Si passa con facilità dall’osceno al barocco: nel XXIII idillio, L’amante,
un giovane s’impicca davanti alla casa dell’amato che non corrisponde
al suo sentimento: questi, uscendo di casa, neppure degna di uno
sguardo il suo cadavere; ma nel momento in cui si reca in piscina per i
suoi quotidiani esercizi, una statua di Eros si stacca dal piedestallo
e lo urta uccidendolo a compiendo così la vendetta per questo suo
disprezzo dell’amore. Altre volte prevale una vena di sottile e
gradevole ironia come nell'XI idillio, Il Ciclope, ove
il personaggio mitico illustra a Galatea i suoi beni, cercando di
vantare la condizione di agiatezza in cui si trova e di valorizzare il
suo aspetto fisico, non del tutto spregevole nonostante l’unico occhio
sovrastato da un sopracciglio villoso; o nel X idillio, I
mietitori,
in cui il poeta crea un contralto tra il lirismo appassionato di Buceo,
che effonde con accenti intensi il suo recente amore, e il tono rude e
spicciativo di Milone, che non ritiene utile e produttivo perdere tempo
e fatica dietro queste cose.
I
pastori teocritei, si è detto, non sono idealizzati: e uno di loro può
esprimere il proprio rammarico perché l’innamorata lo evita per il suo
odorare di capra; anche la descrizione dei luoghi è fatta per la
maggior parte su ambienti reali, ed un elemento di ulteriore
verosimiglianza è dato dall'ambientazione di molti componimenti in
Sicilia ovvero (come nelle Talisie) in luoghi nei quali è
stato.
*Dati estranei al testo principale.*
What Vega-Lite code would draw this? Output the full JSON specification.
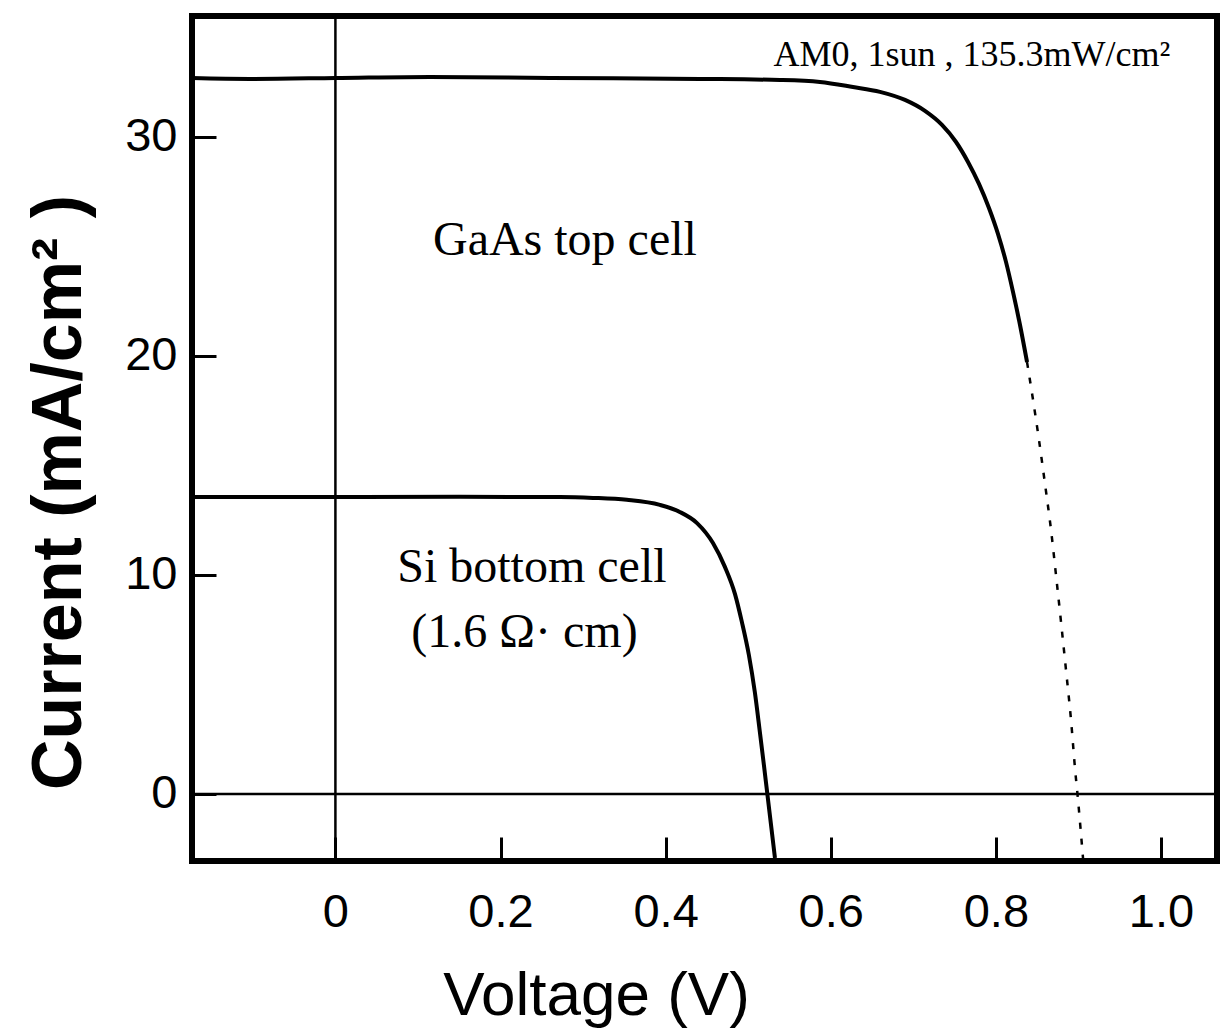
{
  "$schema": "https://vega.github.io/schema/vega-lite/v6.json",
  "width": 1025,
  "height": 845,
  "autosize": {"type": "none"},
  "padding": {"left": 192, "top": 16, "right": 5, "bottom": 169},
  "background": "white",
  "config": {
    "view": {"stroke": "black", "strokeWidth": 6},
    "font": "Liberation Sans"
  },
  "datasets": {
    "gaas_solid": [
      {"V": -0.1737, "I": 32.67}, {"V": -0.1034, "I": 32.63}, {"V": 0.0, "I": 32.67},
      {"V": 0.1146, "I": 32.72}, {"V": 0.26, "I": 32.67}, {"V": 0.4416, "I": 32.63},
      {"V": 0.5385, "I": 32.58}, {"V": 0.5869, "I": 32.49}, {"V": 0.6269, "I": 32.26},
      {"V": 0.6596, "I": 32.04}, {"V": 0.6899, "I": 31.67}, {"V": 0.7141, "I": 31.17},
      {"V": 0.7347, "I": 30.53}, {"V": 0.7517, "I": 29.75}, {"V": 0.7662, "I": 28.84},
      {"V": 0.7795, "I": 27.84}, {"V": 0.7916, "I": 26.74}, {"V": 0.8025, "I": 25.56},
      {"V": 0.8122, "I": 24.28}, {"V": 0.8207, "I": 22.91}, {"V": 0.8292, "I": 21.4},
      {"V": 0.8377, "I": 19.71}
    ],
    "gaas_dotted": [
      {"V": 0.8377, "I": 19.71}, {"V": 0.845, "I": 17.98}, {"V": 0.8522, "I": 16.15},
      {"V": 0.8595, "I": 14.14}, {"V": 0.8668, "I": 12.04}, {"V": 0.8728, "I": 9.99},
      {"V": 0.8789, "I": 7.84}, {"V": 0.8849, "I": 5.66}, {"V": 0.891, "I": 3.37},
      {"V": 0.8958, "I": 1.17}, {"V": 0.8995, "I": -0.28}, {"V": 0.9055, "I": -2.93}
    ],
    "si": [
      {"V": -0.1737, "I": 13.55}, {"V": 0.0, "I": 13.55}, {"V": 0.15, "I": 13.56},
      {"V": 0.272, "I": 13.55}, {"V": 0.312, "I": 13.51}, {"V": 0.353, "I": 13.42},
      {"V": 0.393, "I": 13.19}, {"V": 0.417, "I": 12.87}, {"V": 0.438, "I": 12.36},
      {"V": 0.4573, "I": 11.45}, {"V": 0.4719, "I": 10.35}, {"V": 0.484, "I": 9.12},
      {"V": 0.4923, "I": 7.85}, {"V": 0.5008, "I": 6.34}, {"V": 0.508, "I": 4.65},
      {"V": 0.5141, "I": 2.83}, {"V": 0.519, "I": 1.32}, {"V": 0.5226, "I": 0.18},
      {"V": 0.5324, "I": -2.92}
    ],
    "cell_labels": [
      {"V": 0.278, "I": 25.25, "label": "GaAs top cell"},
      {"V": 0.238, "I": 10.3, "label": "Si bottom cell"},
      {"V": 0.229, "I": 7.35, "label": "(1.6 Ω· cm)"}
    ],
    "cond_label": [
      {"V": 0.771, "I": 33.7, "label": "AM0, 1sun , 135.3mW/cm²"}
    ]
  },
  "layer": [
    {
      "data": {"values": [{"I": 0}]},
      "mark": {"type": "rule", "color": "black", "strokeWidth": 2.5},
      "encoding": {
        "y": {"field": "I", "type": "quantitative", "scale": {"domain": [-3.06, 35.5], "nice": false, "zero": false}}
      }
    },
    {
      "data": {"values": [{"V": 0}]},
      "mark": {"type": "rule", "color": "black", "strokeWidth": 2.5},
      "encoding": {
        "x": {"field": "V", "type": "quantitative", "scale": {"domain": [-0.1737, 1.0678], "nice": false, "zero": false}}
      }
    },
    {
      "data": {"name": "gaas_solid"},
      "mark": {"type": "line", "color": "black", "strokeWidth": 4, "interpolate": "monotone", "clip": true},
      "encoding": {
        "x": {
          "field": "V", "type": "quantitative",
          "scale": {"domain": [-0.1737, 1.0678], "nice": false, "zero": false},
          "axis": {
            "values": [0, 0.2, 0.4, 0.6, 0.8, 1.0],
            "labelExpr": "datum.value == 0 ? '0' : format(datum.value, '.1f')",
            "domain": false, "grid": false,
            "tickSize": -24, "tickWidth": 3, "tickColor": "black",
            "labelFont": "Liberation Sans", "labelFontSize": 47, "labelColor": "black",
            "labelPadding": 52, "labelFlush": false, "labelOverlap": false,
            "title": "Voltage (V)", "titleFont": "Liberation Sans", "titleFontSize": 62,
            "titleFontWeight": "normal", "titleColor": "black",
            "titleX": 404, "titleY": 153, "titleBaseline": "alphabetic", "titleAlign": "center"
          }
        },
        "y": {
          "field": "I", "type": "quantitative",
          "scale": {"domain": [-3.06, 35.5], "nice": false, "zero": false},
          "axis": {
            "values": [0, 10, 20, 30],
            "domain": false, "grid": false,
            "tickSize": -24, "tickWidth": 3, "tickColor": "black",
            "labelFont": "Liberation Sans", "labelFontSize": 47, "labelColor": "black",
            "labelPadding": 39, "labelFlush": false, "labelOverlap": false,
            "title": "Current (mA/cm² )", "titleFont": "Liberation Sans", "titleFontSize": 70,
            "titleFontWeight": "bold", "titleColor": "black",
            "titleY": 476, "titleX": -112, "titleAngle": -90, "titleBaseline": "alphabetic", "titleAlign": "center"
          }
        }
      }
    },
    {
      "data": {"name": "gaas_dotted"},
      "mark": {"type": "line", "color": "black", "strokeWidth": 2.5, "strokeDash": [6, 10], "interpolate": "monotone", "clip": true},
      "encoding": {
        "x": {"field": "V", "type": "quantitative", "scale": {"domain": [-0.1737, 1.0678], "nice": false, "zero": false}},
        "y": {"field": "I", "type": "quantitative", "scale": {"domain": [-3.06, 35.5], "nice": false, "zero": false}}
      }
    },
    {
      "data": {"name": "si"},
      "mark": {"type": "line", "color": "black", "strokeWidth": 4, "interpolate": "monotone", "clip": true},
      "encoding": {
        "x": {"field": "V", "type": "quantitative", "scale": {"domain": [-0.1737, 1.0678], "nice": false, "zero": false}},
        "y": {"field": "I", "type": "quantitative", "scale": {"domain": [-3.06, 35.5], "nice": false, "zero": false}}
      }
    },
    {
      "data": {"name": "cell_labels"},
      "mark": {"type": "text", "font": "Liberation Serif", "fontSize": 48, "color": "black", "align": "center", "baseline": "middle"},
      "encoding": {
        "x": {"field": "V", "type": "quantitative", "scale": {"domain": [-0.1737, 1.0678], "nice": false, "zero": false}},
        "y": {"field": "I", "type": "quantitative", "scale": {"domain": [-3.06, 35.5], "nice": false, "zero": false}},
        "text": {"field": "label"}
      }
    },
    {
      "data": {"name": "cond_label"},
      "mark": {"type": "text", "font": "Liberation Serif", "fontSize": 36, "color": "black", "align": "center", "baseline": "middle"},
      "encoding": {
        "x": {"field": "V", "type": "quantitative", "scale": {"domain": [-0.1737, 1.0678], "nice": false, "zero": false}},
        "y": {"field": "I", "type": "quantitative", "scale": {"domain": [-3.06, 35.5], "nice": false, "zero": false}},
        "text": {"field": "label"}
      }
    }
  ]
}
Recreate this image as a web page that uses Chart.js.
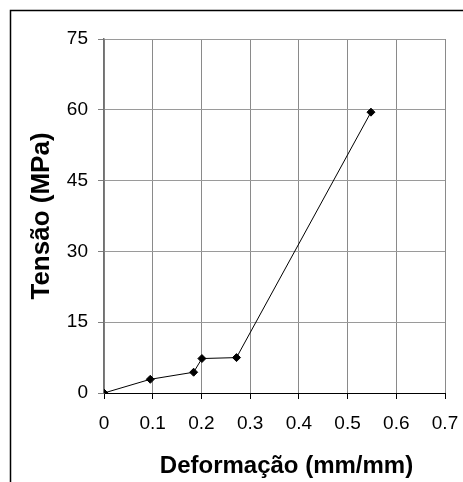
<!DOCTYPE html>
<html>
<head>
<meta charset="utf-8">
<script src="https://cdn.jsdelivr.net/npm/chart.js@4.4.0/dist/chart.umd.min.js"></script>
<style>
  html, body { margin: 0; padding: 0; background: #fff; }
  #wrap { position: relative; width: 463px; height: 482px; }
</style>
</head>
<body>
<div id="wrap"><canvas id="myChart" width="463" height="482"></canvas></div>
<script>
// Data
const strain = [0, 0.095, 0.184, 0.201, 0.272, 0.548];   // Deformação (mm/mm)
const stress = [0, 2.9, 4.4, 7.3, 7.5, 59.5];            // Tensão (MPa)
const xTicks = [0, 0.1, 0.2, 0.3, 0.4, 0.5, 0.6, 0.7];
const yTicks = [0, 15, 30, 45, 60, 75];
const xTitle = 'Deformação (mm/mm)';
const yTitle = 'Tensão (MPa)';

const fontFamily = 'Liberation Sans, Arial, sans-serif';
const tickFont = { family: fontFamily, size: 19 };
const yTitleFont = { family: fontFamily, size: 26, weight: 'bold' };

// Outer frame (only left and top edges are visible in the picture)
// and the x axis title, which sits a little right of the plot centre
const framePlugin = {
    id: 'frame',
    beforeDraw(chart) {
        const c = chart.ctx;
        c.save();
        c.strokeStyle = '#000';
        c.lineWidth = 1.5;
        c.beginPath();
        c.moveTo(10.5, chart.height);
        c.lineTo(10.5, 10.5);
        c.lineTo(chart.width, 10.5);
        c.stroke();
        c.restore();
    },
    afterDraw(chart) {
        const c = chart.ctx;
        const area = chart.chartArea;
        c.save();
        c.fillStyle = '#000';
        c.font = 'bold 24px ' + fontFamily;
        c.textAlign = 'center';
        c.textBaseline = 'middle';
        c.fillText(xTitle, (area.left + area.right) / 2 + 12, area.bottom + 73);
        c.restore();
    }
};

const ctx = document.getElementById('myChart').getContext('2d');
const myChart = new Chart(ctx, {
    type: 'line',
    data: {
        datasets: [{
            data: strain.map((x, i) => ({ x: x, y: stress[i] })),
            borderColor: '#000',
            borderWidth: 1,
            backgroundColor: '#000',
            pointStyle: 'rectRot',
            pointRadius: 4,
            pointBackgroundColor: '#000',
            pointBorderColor: '#000',
            tension: 0,
            fill: false
        }]
    },
    options: {
        responsive: false,
        animation: false,
        layout: { padding: { left: 10, top: 39, right: 18, bottom: 0 } },
        plugins: {
            legend: { display: false },
            tooltip: { enabled: false }
        },
        scales: {
            x: {
                type: 'linear',
                min: 0,
                max: 0.7,
                afterBuildTicks: scale => { scale.ticks = xTicks.map(v => ({ value: v })); },
                afterFit: scale => {
                    scale.height = 89;
                    scale.paddingLeft = 0;
                    scale.paddingRight = 0;
                },
                ticks: {
                    color: '#000',
                    font: tickFont,
                    padding: 13,
                    maxRotation: 0,
                    callback: v => String(v)
                },
                grid: {
                    color: '#8a8a8a',
                    tickColor: '#000',
                    tickLength: 6,
                    drawTicks: true
                },
                border: { color: '#000', width: 1 },
                title: { display: false }
            },
            y: {
                type: 'linear',
                min: 0,
                max: 75,
                afterBuildTicks: scale => { scale.ticks = yTicks.map(v => ({ value: v })); },
                afterFit: scale => {
                    scale.width = 94;
                    scale.paddingTop = 0;
                    scale.paddingBottom = 0;
                },
                ticks: {
                    color: '#000',
                    font: tickFont,
                    padding: 10,
                    callback: v => String(v)
                },
                grid: {
                    color: '#9a9a9a',
                    tickColor: '#808080',
                    tickLength: 6
                },
                border: { color: '#707070', width: 1.5 },
                title: {
                    display: true,
                    text: yTitle,
                    color: '#000',
                    font: yTitleFont,
                    padding: { top: 16, bottom: 0 }
                }
            }
        }
    },
    plugins: [framePlugin]
});
</script>
</body>
</html>
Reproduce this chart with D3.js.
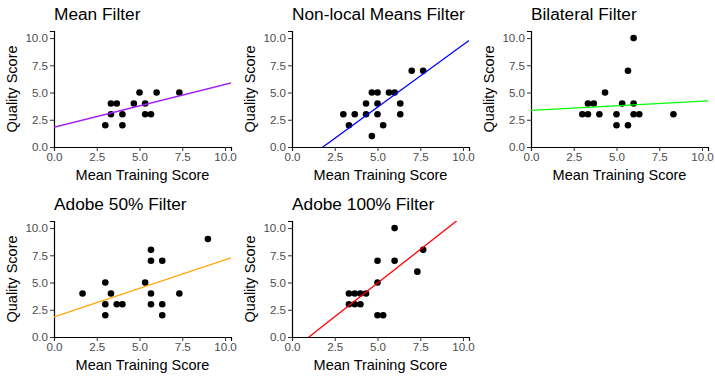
<!DOCTYPE html>
<html>
<head>
<meta charset="utf-8">
<style>
body { margin: 0; background: #fff; }
text { font-family: "Liberation Sans", Arial, sans-serif; }
</style>
</head>
<body>
<script src="https://d3js.org/d3.v7.min.js"></script>
<script>

var titles = ["Mean Filter", "Non-local Means Filter", "Bilateral Filter", "Adobe 50% Filter", "Adobe 100% Filter"];
var lineColors = ["#a020f0", "#0000ff", "#00ff00", "#ffa500", "#ff0000"];

// mean training score (x) and quality score (y) per filter
var meanX = [3, 3.33, 3.33, 3.67, 4, 4, 4.67, 5, 5.33, 5.33, 5.67, 6, 7.33];
var meanY = [2, 4, 3, 4, 3, 2, 4, 5, 4, 3, 3, 5, 5];
var nlmX = [3, 3.33, 3.67, 4.33, 4.33, 4.67, 4.67, 5, 5, 5, 5.33, 5.67, 6, 6.33, 6.33, 7, 7.67];
var nlmY = [3, 2, 3, 4, 3, 5, 1, 5, 4, 3, 2, 5, 5, 4, 3, 7, 7];
var bilX = [3, 3.33, 3.33, 3.67, 4, 4.33, 5, 5, 5.33, 5.67, 5.67, 6, 6, 6, 6.33, 8.33];
var bilY = [3, 4, 3, 4, 3, 5, 3, 2, 4, 7, 2, 10, 4, 3, 3, 3];
var a50X = [1.67, 3, 3, 3, 3.33, 3.67, 4, 5.33, 5.67, 5.67, 5.67, 5.67, 6.33, 6.33, 6.33, 7.33, 9];
var a50Y = [4, 5, 3, 2, 4, 3, 3, 5, 8, 7, 4, 3, 7, 3, 2, 4, 9];
var a100X = [3.33, 3.33, 3.67, 3.67, 4, 4, 4.33, 5, 5, 5, 5.33, 6, 6, 7.33, 7.67];
var a100Y = [4, 3, 4, 3, 4, 3, 4, 7, 5, 2, 2, 10, 7, 6, 8];

// fitted lines
var fitIntercept = [1.81, -2.07, 3.37, 1.85, -1.22];
var fitSlope = [0.393, 1.145, 0.084, 0.523, 1.234];

var xTicks = [0, 2.5, 5, 7.5, 10];
var yTicks = [0, 2.5, 5, 7.5, 10];

var allX = [meanX, nlmX, bilX, a50X, a100X];
var allY = [meanY, nlmY, bilY, a50Y, a100Y];

var width = 715, height = 381;
var colLeft = [54, 292, 531], rowTop = [31, 221];
var pw = 177, ph = 116;
var xMax = 10.35, yMax = 10.65;

var svg = d3.select("body").append("svg")
    .attr("width", width)
    .attr("height", height);

var x = d3.scaleLinear().domain([0, xMax]).range([0, pw]);
var y = d3.scaleLinear().domain([0, yMax]).range([ph, 0]);

svg.append("defs").append("clipPath").attr("id", "clip")
  .append("rect").attr("width", pw).attr("height", ph);

titles.forEach(function(title, i) {
  var g = svg.append("g")
      .attr("transform", "translate(" + colLeft[i % 3] + "," + rowTop[Math.floor(i / 3)] + ")");

  var pts = allX[i].map(function(v, j) { return {x: v, y: allY[i][j]}; });

  var xa = g.append("g").attr("transform", "translate(0," + ph + ")")
      .call(d3.axisBottom(x).tickValues(xTicks).tickFormat(d3.format(".1f")).tickSizeOuter(0).tickSize(4).tickPadding(2));
  var ya = g.append("g")
      .call(d3.axisLeft(y).tickValues(yTicks).tickFormat(d3.format(".1f")).tickSizeOuter(0).tickSize(4).tickPadding(2));
  [xa, ya].forEach(function(a) {
    a.select(".domain").attr("stroke", "#000").attr("stroke-width", 1.2);
    a.selectAll(".tick line").attr("stroke", "#333").attr("stroke-width", 1);
    a.selectAll(".tick text").attr("fill", "#4d4d4d").style("font-size", "11.6px")
      .style("font-family", "'Liberation Sans', Arial, sans-serif");
  });

  g.selectAll(".pt").data(pts).enter().append("circle")
      .attr("class", "pt")
      .attr("cx", function(d) { return x(d.x); })
      .attr("cy", function(d) { return y(d.y); })
      .attr("r", 3.3)
      .attr("fill", "#000");

  var fit = [0, xMax].map(function(v) { return {x: v, y: fitIntercept[i] + fitSlope[i] * v}; });
  g.append("path")
      .datum(fit)
      .attr("clip-path", "url(#clip)")
      .attr("fill", "none")
      .attr("stroke", lineColors[i])
      .attr("stroke-width", 1.3)
      .attr("d", d3.line().x(function(d) { return x(d.x); }).y(function(d) { return y(d.y); }));

  g.append("text")
      .attr("x", 0)
      .attr("y", -11)
      .style("font-size", "17.3px")
      .attr("fill", "#000")
      .text(title);

  g.append("text")
      .attr("x", pw / 2)
      .attr("y", ph + 33)
      .attr("text-anchor", "middle")
      .style("font-size", "14.5px")
      .attr("fill", "#000")
      .text("Mean Training Score");

  g.append("text")
      .attr("transform", "translate(-37," + (ph / 2) + ") rotate(-90)")
      .attr("text-anchor", "middle")
      .style("font-size", "14.5px")
      .attr("fill", "#000")
      .text("Quality Score");
});

</script>
</body>
</html>
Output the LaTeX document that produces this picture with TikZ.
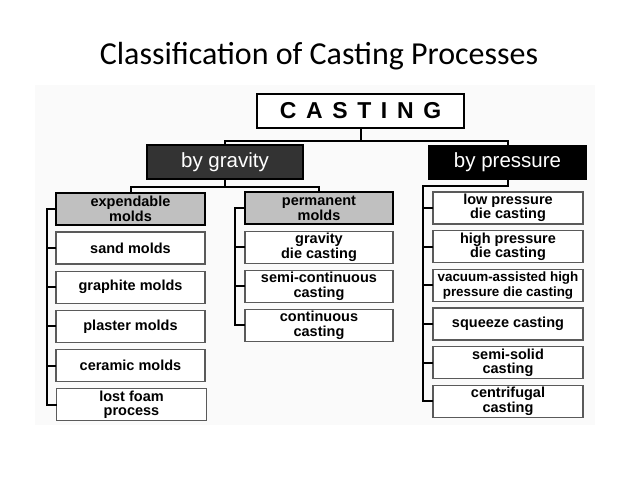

La descrizione delle donne è fatta con accenti realistici, non
privi in certi casi di esagerazioni ironiche (si veda come il Ciclope
descrive la sua amata Galatea: "più pettoruta di una vitella, più
fresca dell’uva acerba"). Anche la morale e l’atteggiamento sono
improntati a spontaneità: dal pastore che afferma non importargli nulla
del giudizio negativo che altri dà della sua donna (troppo magra,
troppo pallida, a sentire la gente) al consiglio che un altro pastore
dà all’amico di non deprimersi troppo per le pene d’amore (domani andrà
meglio; solo per i morti non c’è speranza). Può essere esemplare il XXI
idillio I pescatori, in cui realismo (la descrizione iniziale
della misera e faticosa vita di queste persone), contemplazione (la
descrizione del sogno di ricchezza che uno dei due ha fatto) e ironia
(nella battuta conclusiva ispirata a sano e spiccio buon senso) si
mescolano in un insieme di piacevole lettura.
Il
secondo tema è dato dal canto: la poesia che può risollevare l’animo
abbattuto dalla sventura o dall’amore respinto. Il riferimento a questo
tema, che trova non solo nell’ambiente alessandrino ma anche in tutta
la tradizione precedente materiale a cui rifarsi, è molto ampio. Capaci
di canto e poesia sono i pastori, e più di una volta il poeta ci fa
assistere ai loro canti amebei (come nell'idillio IX I Cantori), conclusi spesso da un reciproco scambio di
doni, o inquadrati in una
competizione, che vede un vincitore e un vinto. L’idillio XV termina
con un canto festoso e partecipato, di fronte al quale le due donne
siracusane protagoniste dell’idillio rimangono rapite ed estatiche.
Anche Polifemo afferma che il canto è l’unico rimedio per placare la
sua passione senza speranza.
In
Grecia, la poesia pastorale fu forse inventata da Teocrito e con
Teocrito stesso si identifica sostanzialmente. Chi altri tentò questo
genere non seppe elevarsi da un tono ripetitivo e piattamente
scolastico. Poco rimane degli altri poeti bucolici, come Mosco e
Bione; l’imitazione o traduzione leopardiana non è
elemento sufficiente per documentarne l'autenticità poetica.